Access and Telephonic Quality Communication
In addressing the first statutory requirement of access, the court clarified that "access" implies a connection to a local telephone system that allows for telephonic quality communication. It highlighted that the COBRA service, while connected to LEC infrastructure, did not afford the Debtors actual access to a local telephone system. The court pointed out that even if the data could theoretically travel over telephonic quality lines, the absence of a direct connection to a Private Branch Exchange (PBX) meant that the Debtors could not utilize the service for voice communications. The court concluded that the inability to provide actual telephonic quality communication to substantially all persons within the system further supported the notion that the COBRA service did not qualify as a local telephone service under the law.
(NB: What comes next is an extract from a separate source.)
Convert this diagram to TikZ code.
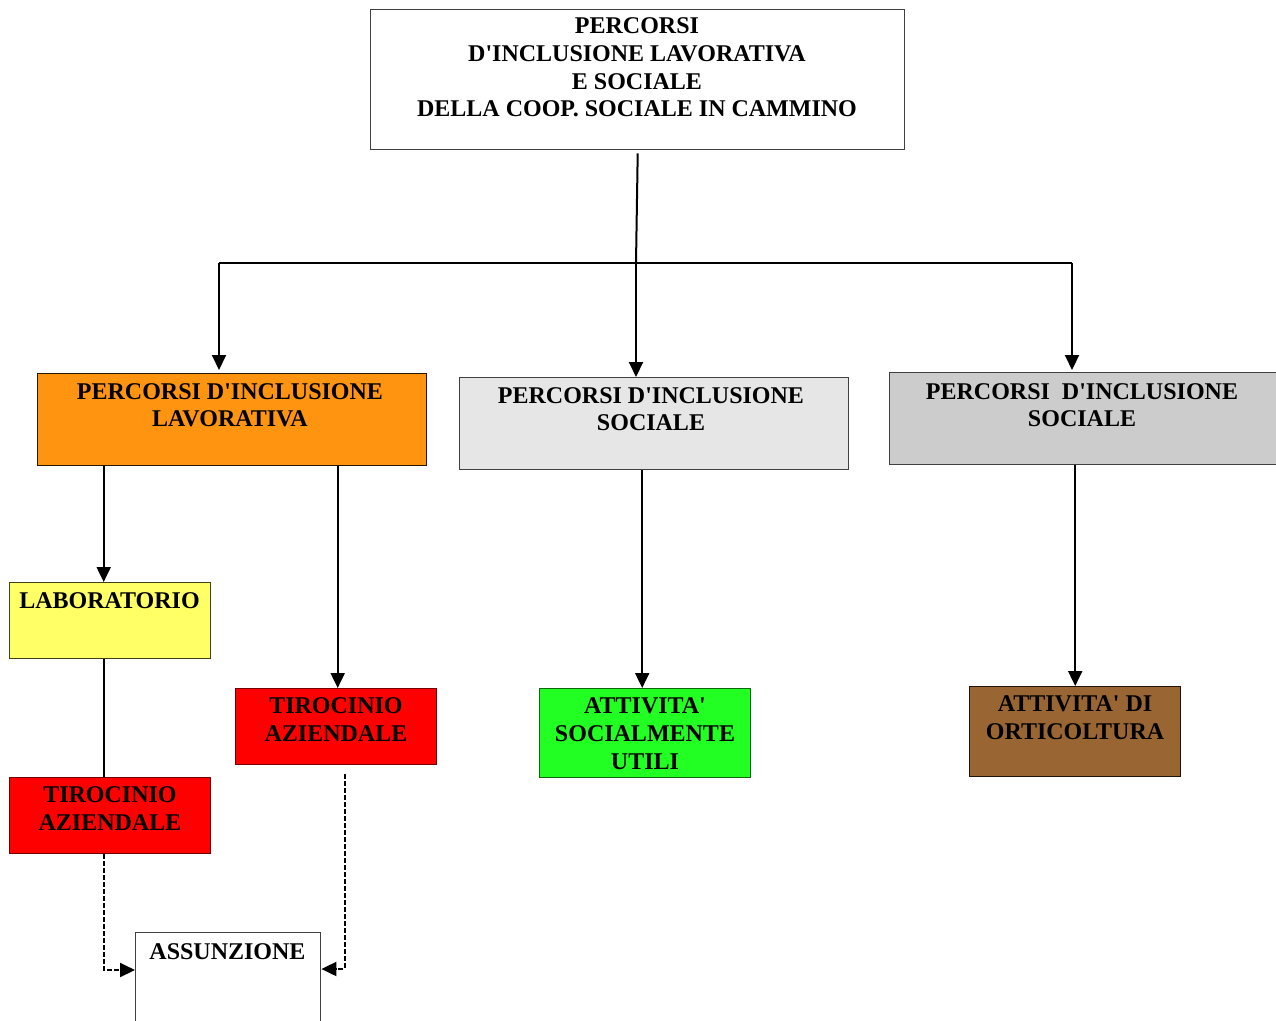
\documentclass[tikz,border=0pt]{standalone}
\usepackage{fontspec}
\setmainfont{Liberation Serif}[Ligatures=TeXOff]
\usetikzlibrary{arrows.meta}
\definecolor{cOrange}{HTML}{FF9411}
\definecolor{cLGray}{HTML}{E6E6E6}
\definecolor{cGray}{HTML}{CCCCCC}
\definecolor{cYellow}{HTML}{FFFF66}
\definecolor{cRed}{HTML}{FF0000}
\definecolor{cGreen}{HTML}{22FF22}
\definecolor{cBrown}{HTML}{996633}
\tikzset{
  box/.style={draw=black!75, line width=1.4pt, rectangle, inner sep=0pt, anchor=north west},
  lbl/.style={inner sep=0pt, anchor=north, align=center, font=\bfseries\fontsize{24}{27.8}\selectfont},
  conn/.style={line width=2pt, draw=black},
  arr/.style={conn, -{Triangle[width=14pt,length=15pt]}},
  darr/.style={arr, dash pattern=on 5pt off 2pt}
}
\begin{document}
\begin{tikzpicture}[x=1pt,y=-1pt]
\useasboundingbox (0,0) rectangle (1276,1020);
\fill[white] (0,0) rectangle (1276,1020);

% boxes
\node[box, fill=white, minimum width=534pt, minimum height=140pt] (top) at (370,9) {};
\node[box, fill=cOrange, draw=black!85!cOrange, minimum width=389pt, minimum height=92pt] (orange) at (37,373) {};
\node[box, fill=cLGray, minimum width=389pt, minimum height=92pt] (lgray) at (459,377) {};
\node[box, fill=cGray, minimum width=410pt, minimum height=92pt] (rgray) at (889,372) {};
\node[box, fill=cYellow, draw=black!75!cYellow, minimum width=201pt, minimum height=76pt] (lab) at (9,582) {};
\node[box, fill=cRed, draw=black!55!cRed, minimum width=201pt, minimum height=76pt] (tirA) at (235,688) {};
\node[box, fill=cGreen, draw=black!60!cGreen, minimum width=211pt, minimum height=89pt] (green) at (539,688) {};
\node[box, fill=cBrown, draw=black!80!cBrown, minimum width=211pt, minimum height=90pt] (brown) at (969,686) {};
\node[box, fill=cRed, draw=black!55!cRed, minimum width=201pt, minimum height=76pt] (tirB) at (9,777) {};
\node[box, fill=white, minimum width=185pt, minimum height=130pt] (assun) at (135,932) {};

% labels
\node[lbl] (ttop) at (637,17.5) {PERCORSI\\D'INCLUSIONE LAVORATIVA\\E SOCIALE\\DELLA COOP. SOCIALE IN CAMMINO};
\node[lbl] (torange) at (230,383) {PERCORSI D'INCLUSIONE\\LAVORATIVA};
\node[lbl] (tlgray) at (651,387) {PERCORSI D'INCLUSIONE\\SOCIALE};
\node[lbl] (trgray) at (1082,383) {PERCORSI\ \ D'INCLUSIONE\\SOCIALE};
\node[lbl] (tlab) at (109.5,592) {LABORATORIO};
\node[lbl] (ttirA) at (336,697.5) {TIROCINIO\\AZIENDALE};
\node[lbl] (tgreen) at (645,697.5) {ATTIVITA'\\SOCIALMENTE\\UTILI};
\node[lbl] (tbrown) at (1075,695.5) {ATTIVITA' DI\\ORTICOLTURA};
\node[lbl] (ttirB) at (110,786.5) {TIROCINIO\\AZIENDALE};
\node[lbl] (tassun) at (227.5,943) {ASSUNZIONE};

% junctions
\coordinate (jc) at (636,263);
\coordinate (jl) at (219,263);
\coordinate (jr) at (1072,263);

% connectors
\draw[conn] ([yshift=-3pt]top.south) -- (jc);
\draw[conn] (jl) -- (jr);
\draw[arr] (jl) -- ([yshift=3pt]jl |- orange.north);
\draw[arr] (jc) -- (jc |- lgray.north);
\draw[arr] (jr) -- ([yshift=2pt]jr |- rgray.north);

\draw[arr] ([xshift=-6.5pt]lab.north |- orange.south) -- ([xshift=-6.5pt]lab.north);
\draw[arr] ([xshift=1.5pt]tirA.north |- orange.south) -- ([xshift=1.5pt]tirA.north);
\draw[arr] ([xshift=-3pt]green.north |- lgray.south) -- ([xshift=-3pt]green.north);
\draw[arr] (brown.north |- rgray.south) -- (brown.north);
\draw[conn] ([xshift=-6.5pt]lab.south) -- ([xshift=-6.5pt]tirB.north);

\draw[darr] ([xshift=-6.5pt]tirB.south) |- ([yshift=-38pt]assun.north west);
\draw[darr] ([xshift=8.5pt,yshift=-9pt]tirA.south) |- ([yshift=-37pt]assun.north east);
\end{tikzpicture}
\end{document}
Legislative Intent and Taxpayer Favorability
The court also considered the legislative intent behind the excise tax statute, emphasizing that Congress aimed to tax services that the average person would recognize as local telephone services. It noted that ambiguities in tax statutes should be construed in favor of the taxpayer, a principle that applied in this case. The court reinforced that the statutory interpretation of "local telephone service" must align with the common understanding of what constitutes such a service. By applying this interpretative lens, the court found that COBRA services, as an intermediary that did not provide direct access or the ability for telephonic communication, fell outside the intended scope of the tax statute. Thus, the court underscored that the Debtors' entitlement to a refund was justified based on the statutory interpretation favoring taxpayers.
Conclusion of the Court
In conclusion, the court affirmed the Bankruptcy Court's decision, ruling that the COBRA service purchased by the Debtors did not qualify as a "local telephone service." The court's reasoning hinged on the statutory requirements of providing actual access to a local telephone system and enabling telephonic quality communication. Since the COBRA service only provided high-speed data streams without meeting these criteria, the court validated the Bankruptcy Court's findings and supported the Debtors' objection to the IRS's claim for excise tax payment. The court's affirmation ensured that the Debtors were entitled to the $38 million refund for previously paid excise taxes, effectively underscoring the court's commitment to adhering to the clear meanings of tax statutes as intended by Congress.